§ EXERCISE DETAILS
Only the number is wanted: how many lines of these entries contain the word "Write"?
================
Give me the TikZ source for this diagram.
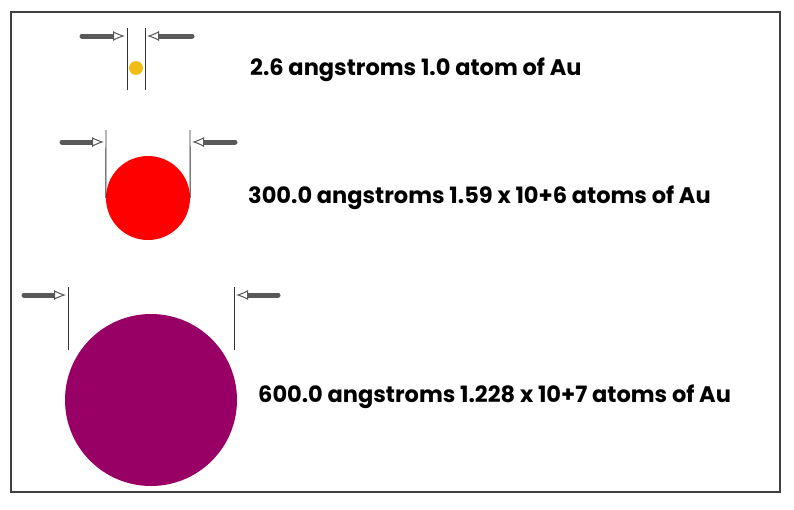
\documentclass[tikz,border=0pt]{standalone}
\usepackage{fontspec}
\setmainfont{Poppins}
\usetikzlibrary{arrows.meta}
\definecolor{goldyellow}{RGB}{240,190,20}
\definecolor{plum}{RGB}{153,0,102}
\tikzset{
  gauge/.style={line width=5pt, gray!70!black, line cap=round,
    -{Latex[open,fill=white,length=12pt,width=10pt,line width=1pt]}},
  rim/.style={line width=0.9pt, black!80},
  label/.style={anchor=west, inner sep=0pt, font=\fontsize{22.5}{26}\selectfont\bfseries}
}
\begin{document}
\begin{tikzpicture}[x=1pt,y=-1pt]

    % Fix the page
    \useasboundingbox (0,0) rectangle (794,509);

    % Draw the frame
    \draw[line width=1.5pt, black!75] (11,12) rectangle (780,492);

    % Draw the particles
    \node[circle, fill=goldyellow, inner sep=0pt, minimum size=14pt] (small) at (136,68) {};
    \node[circle, fill=red, inner sep=0pt, minimum size=84pt] (medium) at (148,198) {};
    \node[circle, fill=plum, inner sep=0pt, minimum size=172pt] (large) at (151,400) {};

    % Draw the size marks
    \coordinate (s1) at (127,28); \coordinate (s2) at (127,90);
    \coordinate (s3) at (145,28); \coordinate (s4) at (145,90);
    \draw[rim] (s1) -- (s2);
    \draw[rim] (s3) -- (s4);
    \coordinate (m1) at (106,130); \coordinate (m3) at (190,130);
    \draw[rim] (m1) -- (medium.west);
    \draw[rim] (m3) -- (medium.east);
    \coordinate (l1) at (68,287); \coordinate (l2) at (68,350);
    \coordinate (l3) at (234,287); \coordinate (l4) at (234,350);
    \draw[rim] (l1) -- (l2);
    \draw[rim] (l3) -- (l4);

    % Draw the arrows
    \coordinate (a1) at (82,36); \coordinate (a2) at (125,36);
    \coordinate (a3) at (192,36); \coordinate (a4) at (147,36);
    \draw[gauge] (a1) -- (a2);
    \draw[gauge] (a3) -- (a4);
    \coordinate (b1) at (62,142); \coordinate (b2) at (104,142);
    \coordinate (b3) at (235,142); \coordinate (b4) at (192,142);
    \draw[gauge] (b1) -- (b2);
    \draw[gauge] (b3) -- (b4);
    \coordinate (c1) at (24,295); \coordinate (c2) at (66,295);
    \coordinate (c3) at (278,295); \coordinate (c4) at (236,295);
    \draw[gauge] (c1) -- (c2);
    \draw[gauge] (c3) -- (c4);

    % Write the sizes
    \node[label] (t1) at (250,70) {2.6 angstroms 1.0 atom of Au};
    \node[label] (t2) at (248,198) {300.0 angstroms 1.59 x 10+6 atoms of Au};
    \node[label] (t3) at (258,397) {600.0 angstroms 1.228 x 10+7 atoms of Au};

\end{tikzpicture}
\end{document}
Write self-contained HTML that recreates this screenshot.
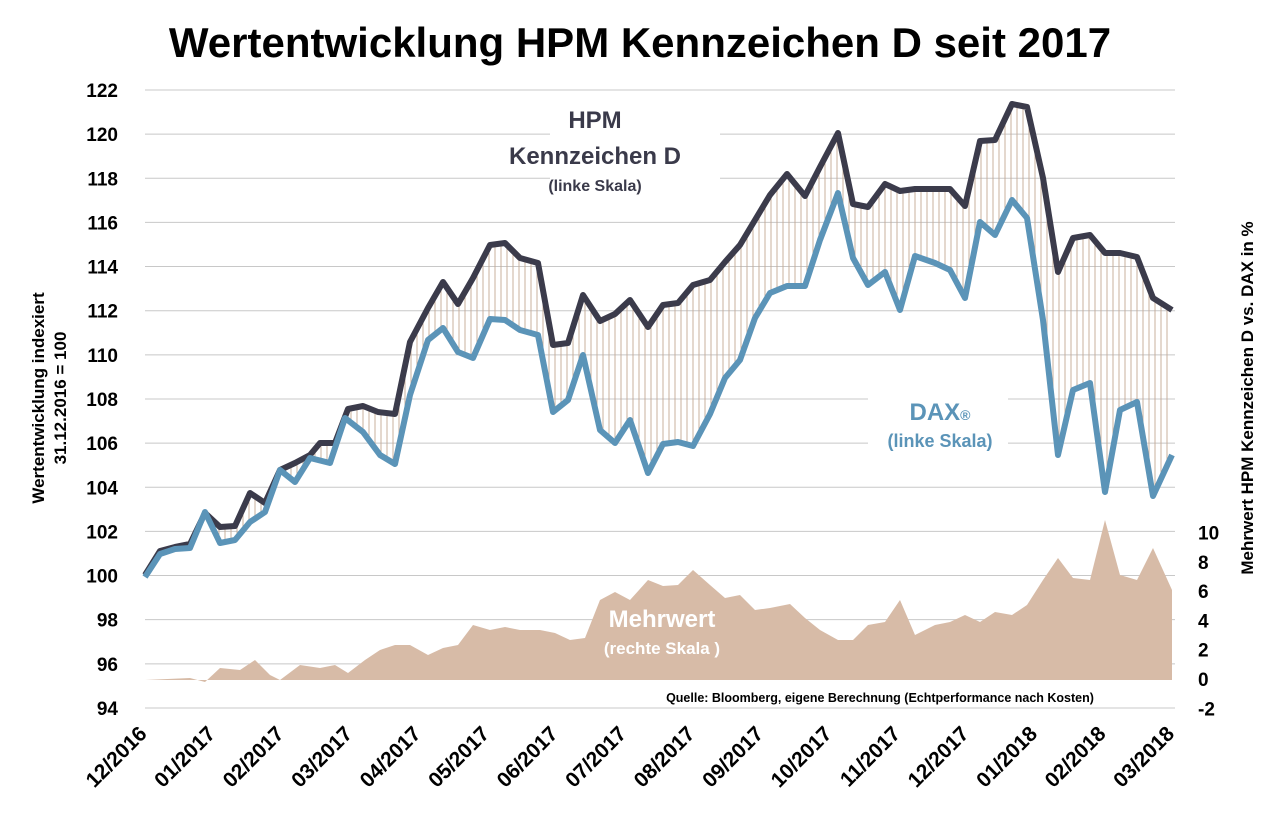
<!DOCTYPE html>
<html><head><meta charset="utf-8"><style>
body{margin:0;background:#fff;}
svg{display:block;font-family:"Liberation Sans",sans-serif;}
</style></head><body>
<svg id="s" width="1275" height="822" viewBox="0 0 1275 822">
<text x="640" y="57" text-anchor="middle" font-size="42" font-weight="bold" fill="#000">Wertentwicklung HPM Kennzeichen D seit 2017</text>
<g id="grid"></g>
<g id="area"></g>
<g id="hatch"></g>
<g id="lines"></g>
<g id="labels"></g>
<rect x="550" y="100" width="170" height="95" fill="#fff"/>
<text x="595" y="128" text-anchor="middle" font-size="24" font-weight="bold" fill="#3a3a4a">HPM</text>
<text x="595" y="164" text-anchor="middle" font-size="24" font-weight="bold" fill="#3a3a4a">Kennzeichen D</text>
<text x="595" y="191" text-anchor="middle" font-size="16" font-weight="bold" fill="#3a3a4a">(linke Skala)</text>
<rect x="868" y="390" width="140" height="65" fill="#fff"/>
<text x="940" y="420" text-anchor="middle" font-size="24" font-weight="bold" fill="#5b94b8">DAX<tspan font-size="14">®</tspan></text>
<text x="940" y="447" text-anchor="middle" font-size="18" font-weight="bold" fill="#5b94b8">(linke Skala)</text>
<text x="662" y="627" text-anchor="middle" font-size="24" font-weight="bold" fill="#fff">Mehrwert</text>
<text x="662" y="654" text-anchor="middle" font-size="17" font-weight="bold" fill="#fff">(rechte Skala )</text>
<text x="880" y="702" text-anchor="middle" font-size="12.5" font-weight="bold" fill="#000">Quelle: Bloomberg, eigene Berechnung (Echtperformance nach Kosten)</text>
<text transform="translate(44,398) rotate(-90)" text-anchor="middle" font-size="17" font-weight="bold">Wertentwicklung indexiert</text>
<text transform="translate(66,398) rotate(-90)" text-anchor="middle" font-size="17" font-weight="bold">31.12.2016 = 100</text>
<text transform="translate(1253,398) rotate(-90)" text-anchor="middle" font-size="17" font-weight="bold">Mehrwert HPM Kennzeichen D vs. DAX in %</text>
</svg>
<script>
var NS="http://www.w3.org/2000/svg";
function el(p,t,a,txt){var e=document.createElementNS(NS,t);for(var k in a)e.setAttribute(k,a[k]);if(txt!==undefined)e.textContent=txt;document.getElementById(p).appendChild(e);return e;}
function yl(v){return 90+(122-v)*22.07;}
for(var v=94;v<=122;v+=2){var y=yl(v);el('grid','line',{x1:145,x2:1175,y1:y,y2:y,stroke:'#c8c8c8','stroke-width':1});
el('labels','text',{x:118,y:y+7,'text-anchor':'end','font-size':19,'font-weight':'bold'},v);}
for(var r=-2;r<=10;r+=2){var y=679-r*14.65;el('labels','text',{x:1198,y:y+7,'text-anchor':'start','font-size':19,'font-weight':'bold'},r);}
var ms=["12/2016","01/2017","02/2017","03/2017","04/2017","05/2017","06/2017","07/2017","08/2017","09/2017","10/2017","11/2017","12/2017","01/2018","02/2018","03/2018"];
for(var i=0;i<16;i++){var x=148+i*68.5;el('labels','text',{transform:'translate('+x+',735) rotate(-45)','text-anchor':'end','font-size':21,'font-weight':'bold'},ms[i]);}
var H=[[145,575],[160,551],[175,547],[190,544],[205,513],[220,527],[235,526],[250,493],[265,503],[280,470],[295,463],[310,455],[320,443],[335,443],[348,409],[363,406],[378,412],[395,414],[410,342],[428,308],[443,282],[458,304],[473,278],[490,245],[505,243],[520,258],[538,263],[553,345],[568,343],[583,295],[600,321],[615,314],[630,300],[648,327],[663,305],[678,303],[693,285],[710,280],[725,262],[740,245],[755,220],[770,195],[787,174],[805,196],[820,167],[838,133],[853,204],[868,207],[885,184],[900,191],[915,189],[935,189],[950,189],[965,206],[980,141],[995,140],[1012,104],[1027,107],[1043,178],[1058,272],[1073,238],[1090,235],[1105,253],[1120,253],[1137,257],[1153,298],[1172,310]];
var D=[[145,577],[160,554],[175,549],[190,548],[205,512],[220,543],[235,540],[250,522],[265,512],[280,470],[295,482],[310,458],[330,463],[345,418],[363,432],[380,455],[395,464],[410,395],[428,340],[443,328],[458,352],[473,358],[490,319],[505,320],[520,330],[538,335],[553,412],[568,400],[583,355],[600,430],[615,443],[630,420],[648,473],[663,444],[678,442],[693,446],[710,414],[725,378],[740,360],[755,318],[770,293],[787,286],[805,286],[820,240],[838,193],[853,258],[868,285],[885,272],[900,310],[915,256],[935,263],[950,270],[965,298],[980,222],[995,235],[1012,200],[1027,218],[1043,320],[1058,455],[1073,390],[1090,383],[1105,492],[1120,410],[1137,402],[1153,496],[1172,455]];
var A=[[145,680],[190,678],[205,682],[220,668],[240,670],[255,660],[270,675],[280,680],[300,665],[320,668],[335,665],[348,673],[365,660],[380,650],[395,645],[410,645],[428,655],[443,648],[458,645],[473,625],[490,630],[505,627],[520,630],[540,630],[555,633],[570,640],[585,638],[600,600],[615,592],[630,600],[648,580],[663,586],[678,585],[693,570],[710,585],[725,598],[740,595],[755,610],[770,608],[790,604],[805,618],[820,630],[838,640],[853,640],[868,625],[885,622],[900,600],[915,635],[935,625],[950,622],[965,615],[980,622],[995,612],[1012,615],[1027,605],[1043,580],[1058,558],[1073,578],[1090,580],[1105,520],[1120,575],[1137,580],[1153,548],[1172,590],[1172,680]];
el('area','path',{d:'M'+A.map(function(p){return p.join(',')}).join(' L')+' L145,680 Z',fill:'#d7bba7'});
function interp(S,x){for(var i=0;i<S.length-1;i++){if(x>=S[i][0]&&x<=S[i+1][0]){var t=(x-S[i][0])/(S[i+1][0]-S[i][0]);return S[i][1]+t*(S[i+1][1]-S[i][1]);}}return S[S.length-1][1];}
for(var x=147;x<1172;x+=6){var a=interp(H,x),b=interp(D,x);el('hatch','line',{x1:x,x2:x,y1:a,y2:b,stroke:'#c4a894','stroke-width':0.9});}
function pl(S,c){el('lines','polyline',{points:S.map(function(p){return p.join(',')}).join(' '),fill:'none',stroke:c,'stroke-width':6,'stroke-linejoin':'round'});}
pl(H,'#3b3b4b');pl(D,'#5b94b8');
</script>
</body></html>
================
§ EXERCISE SOLUTION
2